Dans le monde arabe, des dizaines de jeunes suivront son "exemple" et s'immoleront après lui.
Hommages
Le 17 février 2011, l'avenue du 7-Novembre (date symbole de la prise du pouvoir par Ben Ali) est renommée Mohamed Bouazizi.
Le 25 mars 2011, la Poste tunisienne émet un timbre postal à son effigie.
Le 30 juin 2011, le maire de Paris a inauguré une place Mohamed-Bouazizi dans le 14e arrondissement de la capitale, en hommage à la révolution tunisienne, et en présence de Mokhtar Trifi, président de la Ligue tunisienne des droits de l'homme.
Le Centre de traumatologie et des grands brûlés de Ben Arous où il est mort a été renommé Hôpital Mohamed Bouazizi.
Le Parlement européen lui décerne le prix Sakharov pour la liberté de l'esprit en 2011, un prix partagé la même année par quatre autres personnalités en relation avec le printemps arabe.
Le romancier marocain Tahar Ben Jelloun publie en 2011 chez Gallimard : " Par le Feu ", court récit de fiction qui reconstitue les dernières semaines de Bouazizi et qui se termine sur un hommage à " un homme simple, comme il y en a des millions, qui, à force d'être écrasé, humilié, nié dans sa vie, a fini par devenir l'étincelle qui embrase le monde ".
Le 14 décembre 2011, " TIME Magazine " désigne " the protester " personnalité de l'année 2011 et explique
" Personne n’aurait pu deviner quand un vendeur de primeurs tunisien s’est immolé par le feu sur une place publique que cet événement déclencherait des manifestations qui renverseraient des dictateurs et lancerait une vague mondiale de contestation. En 2011, les protestataires n’ont pas seulement fait entendre leurs revendications : ils ont changé le monde. "

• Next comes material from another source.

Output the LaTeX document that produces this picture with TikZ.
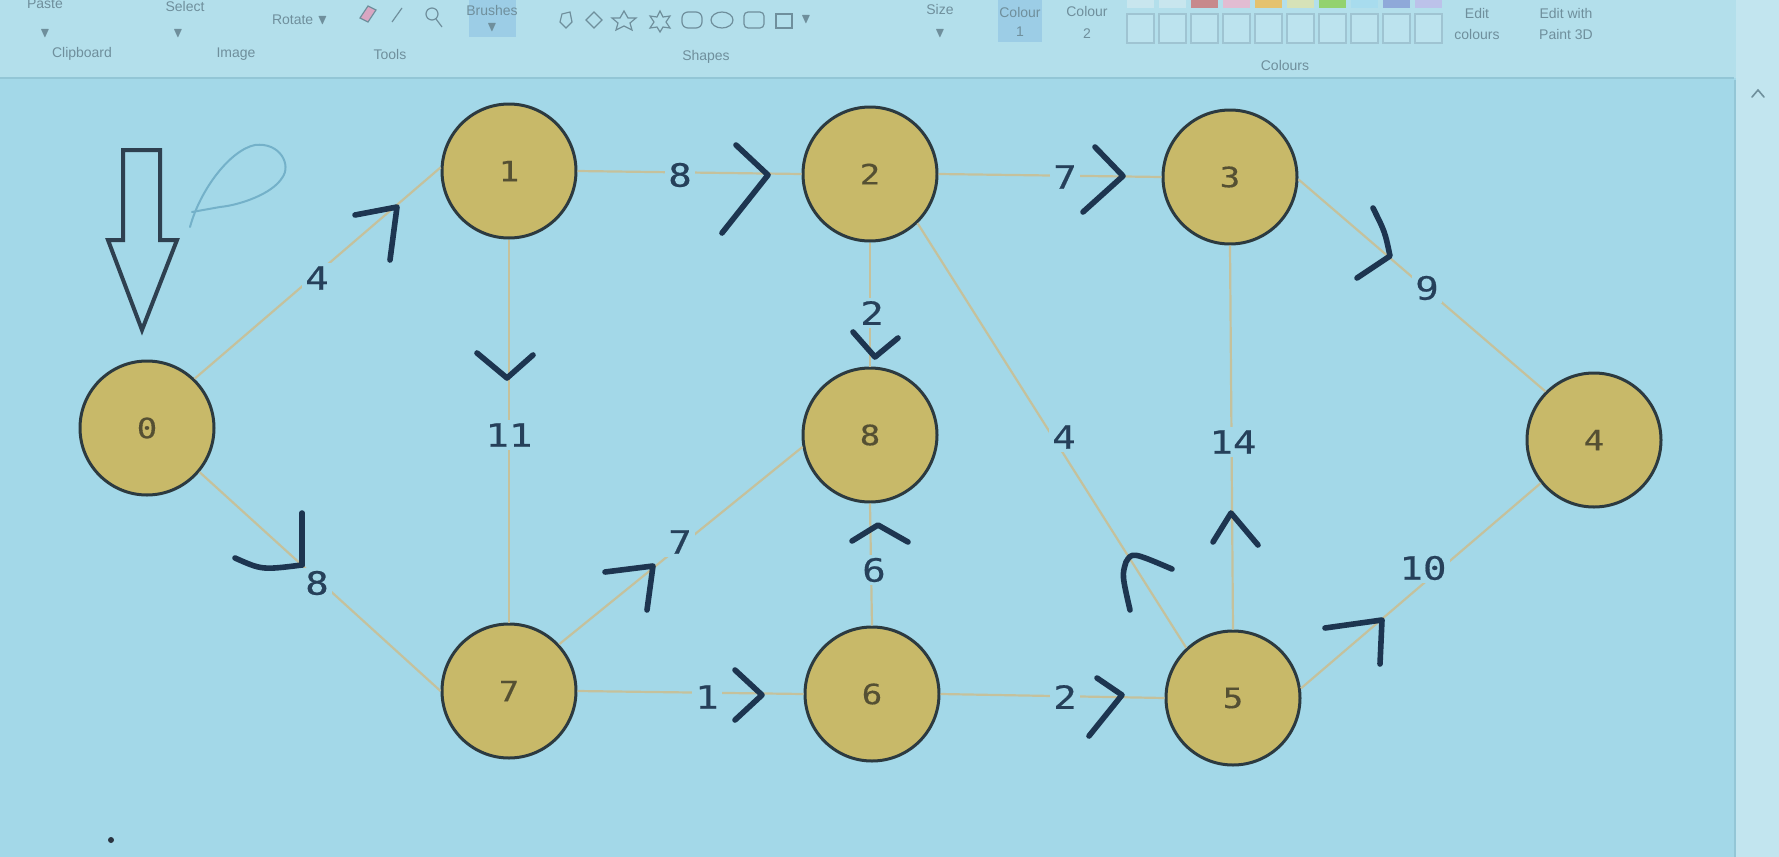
\documentclass[tikz,border=0pt]{standalone}
\usepackage{amssymb}
\usepackage{fontspec}
\setmainfont{Liberation Sans}
\newfontfamily\monof[FakeStretch=1.22,FakeBold=0.3]{DejaVu Sans Mono}
\newfontfamily\monobf[FakeStretch=1.22,FakeBold=0.6]{DejaVu Sans Mono}
\definecolor{canvas}{HTML}{A3D8E8}
\definecolor{barbg}{HTML}{B3DFEB}
\definecolor{barline}{HTML}{93C6D6}
\definecolor{scrollbg}{HTML}{C2E5EF}
\definecolor{nodefill}{HTML}{C8B969}
\definecolor{nodeline}{HTML}{2C3A40}
\definecolor{nodetext}{HTML}{555033}
\definecolor{edgecol}{HTML}{C5C19C}
\definecolor{labcol}{HTML}{26405A}
\definecolor{inkcol}{HTML}{1D3550}
\definecolor{uitext}{HTML}{6F8F9C}
\definecolor{uibox}{HTML}{9FC4D2}
\definecolor{uiboxfill}{HTML}{BCE3EE}
\definecolor{uihi}{HTML}{9CCDE6}
\definecolor{eraser}{HTML}{D9A6C2}
\definecolor{scribble}{HTML}{74B1C9}
\definecolor{arrowcol}{HTML}{2E4050}
\definecolor{dotcol}{HTML}{2A3440}
\begin{document}
\begin{tikzpicture}[x=0.5pt,y=-0.5pt,
  vertex/.style={circle,draw=nodeline,line width=1.5pt,fill=nodefill,minimum size=67pt,inner sep=0pt,text=nodetext,font=\monof\fontsize{14}{14}\selectfont},
  wt/.style={fill=canvas,inner sep=1.5pt,text=labcol,font=\monobf\fontsize{16}{16}\selectfont},
  link/.style={draw=edgecol,line width=1.1pt},
  ink/.style={draw=inkcol,line width=2.8pt,line cap=round,line join=round},
  ui/.style={text=uitext,font=\fontsize{7}{8}\selectfont,inner sep=0pt},
  uiicon/.style={draw=uitext,line width=0.6pt}]
\useasboundingbox (0,0) rectangle (1779,857);
% background and window chrome
\fill[canvas] (0,0) rectangle (1779,857);
\fill[barbg] (0,0) rectangle (1779,78);
\draw[barline,line width=1pt] (0,78) -- (1734,78);
\fill[scrollbg] (1736,0) rectangle (1779,857);
\draw[barline,line width=1pt] (1735,80) -- (1735,857);
\draw[uitext,line width=0.8pt,line cap=round] (1752,97) -- (1758,90) -- (1764,97);
% toolbar
\node[ui] (tPaste) at (45,4) {Paste};
\node[ui] (tPasteA) at (45,34) {\scriptsize$\blacktriangledown$};
\node[ui] (tSelect) at (185,6) {Select};
\node[ui] (tSelectA) at (178,34) {\scriptsize$\blacktriangledown$};
\node[ui] (tRotate) at (300,20) {Rotate $\blacktriangledown$};
\draw[uiicon,fill=eraser] (360,18) -- (368,6) -- (376,10) -- (368,22) -- cycle;
\draw[uiicon] (392,22) -- (402,8);
\draw[uiicon] (432,14) circle (6);
\draw[uiicon] (436,19) -- (442,27);
\fill[uihi] (469,0) rectangle (516,37);
\node[ui] (tBrushes) at (492,10) {Brushes};
\node[ui] (tBrushesA) at (492,28) {\scriptsize$\blacktriangledown$};
\draw[uiicon] (562,14) -- (570,12) -- (572,22) -- (566,28) -- (560,22) -- cycle;
\draw[uiicon] (586,20) -- (594,12) -- (602,20) -- (594,28) -- cycle;
\draw[uiicon] (624,11) -- (628,18) -- (636,18) -- (630,23) -- (632,30) -- (624,26) -- (616,30) -- (618,23) -- (612,18) -- (620,18) -- cycle;
\draw[uiicon] (660,11) -- (663,17) -- (670,16) -- (666,22) -- (670,28) -- (663,27) -- (660,32) -- (657,27) -- (650,28) -- (654,22) -- (650,16) -- (657,17) -- cycle;
\draw[uiicon,rounded corners=3pt] (682,12) rectangle (702,28);
\draw[uiicon] (722,20) ellipse (11 and 8);
\draw[uiicon,rounded corners=2pt] (744,12) rectangle (764,28);
\draw[uiicon] (776,14) rectangle (792,28);
\node[ui] (tShapesA) at (806,20) {\scriptsize$\blacktriangledown$};
\node[ui] (tSize) at (940,9) {Size};
\node[ui] (tSizeA) at (940,34) {\scriptsize$\blacktriangledown$};
\fill[uihi] (998,0) rectangle (1042,42);
\node[ui] (tC1) at (1020,12) {Colour};
\node[ui] (tC1b) at (1020,32) {1};
\node[ui] (tC2) at (1087,11) {Colour};
\node[ui] (tC2b) at (1087,34) {2};
\foreach \i/\c in {0/C8E6EE,1/C8E6EE,2/C7898C,3/E2BCD2,4/E4C26E,5/D6E2B8,6/93D26E,7/A8DCEE,8/8FA9D9,9/BCC2EA}{
  \definecolor{palc}{HTML}{\c}
  \fill[palc] ({1127+32*\i},-4) rectangle ({1154+32*\i},8);
  \draw[uibox,fill=uiboxfill,line width=0.6pt] ({1127+32*\i},14) rectangle ({1154+32*\i},43);
}
\node[ui] (tEdit) at (1477,13) {Edit};
\node[ui] (tEditb) at (1477,34) {colours};
\node[ui] (tP3d) at (1566,13) {Edit with};
\node[ui] (tP3db) at (1566,34) {Paint 3D};
\node[ui] (gClip) at (82,54) {Clipboard};
\node[ui] (gImage) at (236,54) {Image};
\node[ui] (gTools) at (390,54) {Tools};
\node[ui] (gShapes) at (706,57) {Shapes};
\node[ui] (gColours) at (1285,65) {Colours};
% start arrow and faint scribble
\draw[draw=arrowcol,line width=2pt,line join=miter] (123,150) -- (160,150) -- (160,240) -- (177,240) -- (142,330) -- (108,240) -- (123,240) -- cycle;
\draw[scribble,line width=1pt,line cap=round] (190,227) .. controls (200,190) and (230,150) .. (255,145) .. controls (280,142) and (292,165) .. (282,178) .. controls (272,194) and (240,205) .. (220,207) -- (192,212);
% vertices
\node[vertex] (n0) at (147,428) {0};
\node[vertex] (n1) at (509,171) {1};
\node[vertex] (n2) at (870,174) {2};
\node[vertex] (n3) at (1230,177) {3};
\node[vertex] (n4) at (1594,440) {4};
\node[vertex] (n8) at (870,435) {8};
\node[vertex] (n7) at (509,691) {7};
\node[vertex] (n6) at (872,694) {6};
\node[vertex] (n5) at (1233,698) {5};
% edges
\draw[link] (n0.46) -- (n1.177);
\draw[link] (n0.-40) -- (n7.180);
\draw[link] (n1.0) -- (n2.180);
\draw[link] (n2.0) -- (n3.180);
\draw[link] (n3.-2) -- (n4.135);
\draw[link] (n1.-90) -- (n7.90);
\draw[link] (n2.-90) -- (n8.90);
\draw[link] (n2.-46) -- (n5.133);
\draw[link] (n3.-90) -- (n5.90);
\draw[link] (n7.43) -- (n8.190);
\draw[link] (n6.90) -- (n8.-90);
\draw[link] (n7.0) -- (n6.180);
\draw[link] (n6.0) -- (n5.180);
\draw[link] (n5.8) -- (n4.219);
% weights
\node[wt] (w01) at (317,278) {4};
\node[wt] (w07) at (317,583) {8};
\node[wt] (w12) at (680,175) {8};
\node[wt] (w23) at (1065,177) {7};
\node[wt] (w34) at (1427,288) {9};
\node[wt] (w17) at (509,435) {11};
\node[wt] (w28) at (872,313) {2};
\node[wt] (w25) at (1064,437) {4};
\node[wt] (w35) at (1233,442) {14};
\node[wt] (w78) at (680,542) {7};
\node[wt] (w68) at (874,570) {6};
\node[wt] (w76) at (707,697) {1};
\node[wt] (w65) at (1065,697) {2};
\node[wt] (w54) at (1423,568) {10};
% hand-drawn arrowheads
\draw[ink] (355,215) -- (397,207) -- (390,260);
\draw[ink] (302,513) -- (302,565);
\draw[ink] (235,558) .. controls (262,570) .. (302,565);
\draw[ink] (736,145) -- (768,175) -- (722,233);
\draw[ink] (1095,147) -- (1123,176) -- (1083,212);
\draw[ink] (1373,208) .. controls (1385,232) .. (1390,256) -- (1357,278);
\draw[ink] (477,353) -- (507,378) -- (533,355);
\draw[ink] (853,332) -- (875,357) -- (898,338);
\draw[ink] (1130,610) .. controls (1122,575) .. (1126,562) .. controls (1132,552) .. (1172,569);
\draw[ink] (1213,542) -- (1231,513) -- (1258,545);
\draw[ink] (605,572) -- (653,566) -- (647,610);
\draw[ink] (852,541) -- (878,525) -- (908,542);
\draw[ink] (735,670) -- (762,695) -- (735,720);
\draw[ink] (1097,678) -- (1122,695) -- (1089,736);
\draw[ink] (1325,628) -- (1382,620) -- (1380,664);
\fill[dotcol] (111,840) circle (3);
\end{tikzpicture}
\end{document}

Le 17 décembre 2011, un monument commémoratif représentant le chariot de Bouazizi, entouré de chaises vides symbolisant les dictateurs arabes déchus, est inauguré à Sidi Bouzid. Une cérémonie de commémoration rassemble plusieurs milliers de Tunisiens, dont le nouveau président Moncef Marzouki.
Les éditions Cérès publient le 7 avril 2012 une biographie de Mohamed Bouazizi signée par Lydia Chabert-Dalix, journaliste et écrivaine.